**PROBLEM REQUIREMENTS**.
Repeat the records in full and exactly, omitting pictures.

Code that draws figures

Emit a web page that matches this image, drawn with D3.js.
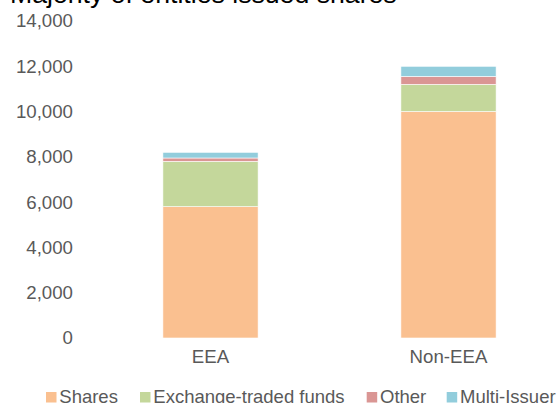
<!DOCTYPE html>
<html>
<head>
<meta charset="utf-8">
<script src="https://cdn.jsdelivr.net/npm/d3@7"></script>
<style>
  html, body { margin: 0; padding: 0; background: #fff; }
  svg { display: block; font-family: "Liberation Sans", Arial, sans-serif; }
</style>
</head>
<body>
<svg id="chart" width="556" height="403"></svg>
<script>
const title = "Majority of entities issued shares";
const categories = ["EEA", "Non-EEA"];
const seriesNames = ["Shares", "Exchange-traded funds", "Other", "Multi-Issuer"];
const shares = [5800, 10000];
const etfs = [2000, 1200];
const other = [150, 350];
const multiIssuer = [250, 450];
const yTicks = [0, 2000, 4000, 6000, 8000, 10000, 12000, 14000];
const colors = ["#FAC090", "#C4D79B", "#DA9694", "#92CDDC"];

const rows = categories.map((c, i) => ({
  category: c,
  "Shares": shares[i],
  "Exchange-traded funds": etfs[i],
  "Other": other[i],
  "Multi-Issuer": multiIssuer[i]
}));

const svg = d3.select("#chart");
const textColor = "#595959";

const x = d3.scaleBand().domain(categories).range([91.5, 567.5]).paddingInner(0.6).paddingOuter(0.3);
const y = d3.scaleLinear().domain([0, 14000]).range([338, 21]);
const color = d3.scaleOrdinal().domain(seriesNames).range(colors);

const stacked = d3.stack().keys(seriesNames)(rows);

svg.append("g").selectAll("g")
  .data(stacked)
  .join("g")
  .attr("fill", d => color(d.key))
  .selectAll("rect")
  .data(d => d)
  .join("rect")
  .attr("x", d => x(d.data.category))
  .attr("width", x.bandwidth())
  .attr("y", d => y(d[1]))
  .attr("height", d => y(d[0]) - y(d[1]))
  .attr("stroke", "#ffffff")
  .attr("stroke-width", 0.6);

// Y axis
const yAxis = d3.axisLeft(y).tickValues(yTicks).tickFormat(d3.format(",")).tickSize(0).tickPadding(0);
const gy = svg.append("g").attr("transform", "translate(73,0)").call(yAxis);
gy.select(".domain").remove();
gy.selectAll("text").attr("fill", textColor).style("font-size", "18.67px")
  .style("font-family", "'Liberation Sans', Arial, sans-serif");

// X axis
const xAxis = d3.axisBottom(x).tickSize(0).tickPadding(0);
const gx = svg.append("g").attr("transform", "translate(0,350)").call(xAxis);
gx.select(".domain").remove();
gx.selectAll("text").attr("fill", textColor).style("font-size", "18.67px")
  .style("font-family", "'Liberation Sans', Arial, sans-serif")
  .attr("dy", "0.71em");

// Title
svg.append("text")
  .attr("x", 10).attr("y", 3)
  .attr("fill", "#000")
  .style("font-size", "26.67px")
  .text(title);

// Legend
const legendX = [46, 140, 366.7, 446.7];
const legend = svg.append("g");
seriesNames.forEach((name, i) => {
  legend.append("rect")
    .attr("x", legendX[i]).attr("y", 392)
    .attr("width", 10.5).attr("height", 10.5)
    .attr("fill", color(name));
  legend.append("text")
    .attr("x", legendX[i] + 13.3).attr("y", 402.5)
    .attr("fill", textColor)
    .style("font-size", "18.5px")
    .text(name);
});
</script>
</body>
</html>
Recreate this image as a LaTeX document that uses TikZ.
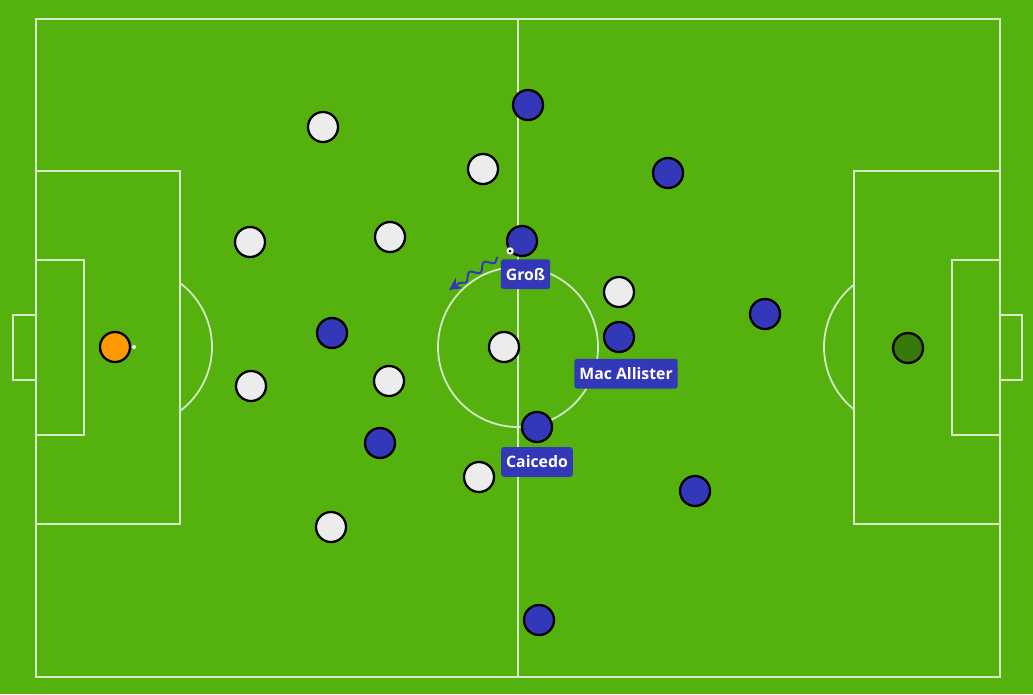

**EXERCISE RESPONSE**.
Emit a web page that matches this image, drawn with D3.js.
<!DOCTYPE html>
<html>
<head>
<meta charset="utf-8">
<script src="https://cdn.jsdelivr.net/npm/d3@7"></script>
<style>
  html, body { margin: 0; padding: 0; background: #fff; }
  svg { display: block; font-family: "Liberation Sans", Arial, sans-serif; }
</style>
</head>
<body>
<svg id="chart" width="556" height="403"></svg>
<script>
const title = "Majority of entities issued shares";
const categories = ["EEA", "Non-EEA"];
const seriesNames = ["Shares", "Exchange-traded funds", "Other", "Multi-Issuer"];
const shares = [5800, 10000];
const etfs = [2000, 1200];
const other = [150, 350];
const multiIssuer = [250, 450];
const yTicks = [0, 2000, 4000, 6000, 8000, 10000, 12000, 14000];
const colors = ["#FAC090", "#C4D79B", "#DA9694", "#92CDDC"];

const rows = categories.map((c, i) => ({
  category: c,
  "Shares": shares[i],
  "Exchange-traded funds": etfs[i],
  "Other": other[i],
  "Multi-Issuer": multiIssuer[i]
}));

const svg = d3.select("#chart");
const textColor = "#595959";

const x = d3.scaleBand().domain(categories).range([91.5, 567.5]).paddingInner(0.6).paddingOuter(0.3);
const y = d3.scaleLinear().domain([0, 14000]).range([338, 21]);
const color = d3.scaleOrdinal().domain(seriesNames).range(colors);

const stacked = d3.stack().keys(seriesNames)(rows);

svg.append("g").selectAll("g")
  .data(stacked)
  .join("g")
  .attr("fill", d => color(d.key))
  .selectAll("rect")
  .data(d => d)
  .join("rect")
  .attr("x", d => x(d.data.category))
  .attr("width", x.bandwidth())
  .attr("y", d => y(d[1]))
  .attr("height", d => y(d[0]) - y(d[1]))
  .attr("stroke", "#ffffff")
  .attr("stroke-width", 0.6);

// Y axis
const yAxis = d3.axisLeft(y).tickValues(yTicks).tickFormat(d3.format(",")).tickSize(0).tickPadding(0);
const gy = svg.append("g").attr("transform", "translate(73,0)").call(yAxis);
gy.select(".domain").remove();
gy.selectAll("text").attr("fill", textColor).style("font-size", "18.67px")
  .style("font-family", "'Liberation Sans', Arial, sans-serif");

// X axis
const xAxis = d3.axisBottom(x).tickSize(0).tickPadding(0);
const gx = svg.append("g").attr("transform", "translate(0,350)").call(xAxis);
gx.select(".domain").remove();
gx.selectAll("text").attr("fill", textColor).style("font-size", "18.67px")
  .style("font-family", "'Liberation Sans', Arial, sans-serif")
  .attr("dy", "0.71em");

// Title
svg.append("text")
  .attr("x", 10).attr("y", 3)
  .attr("fill", "#000")
  .style("font-size", "26.67px")
  .text(title);

// Legend
const legendX = [46, 140, 366.7, 446.7];
const legend = svg.append("g");
seriesNames.forEach((name, i) => {
  legend.append("rect")
    .attr("x", legendX[i]).attr("y", 392)
    .attr("width", 10.5).attr("height", 10.5)
    .attr("fill", color(name));
  legend.append("text")
    .attr("x", legendX[i] + 13.3).attr("y", 402.5)
    .attr("fill", textColor)
    .style("font-size", "18.5px")
    .text(name);
});
</script>
</body>
</html>
Recreate this image as a LaTeX document that uses TikZ.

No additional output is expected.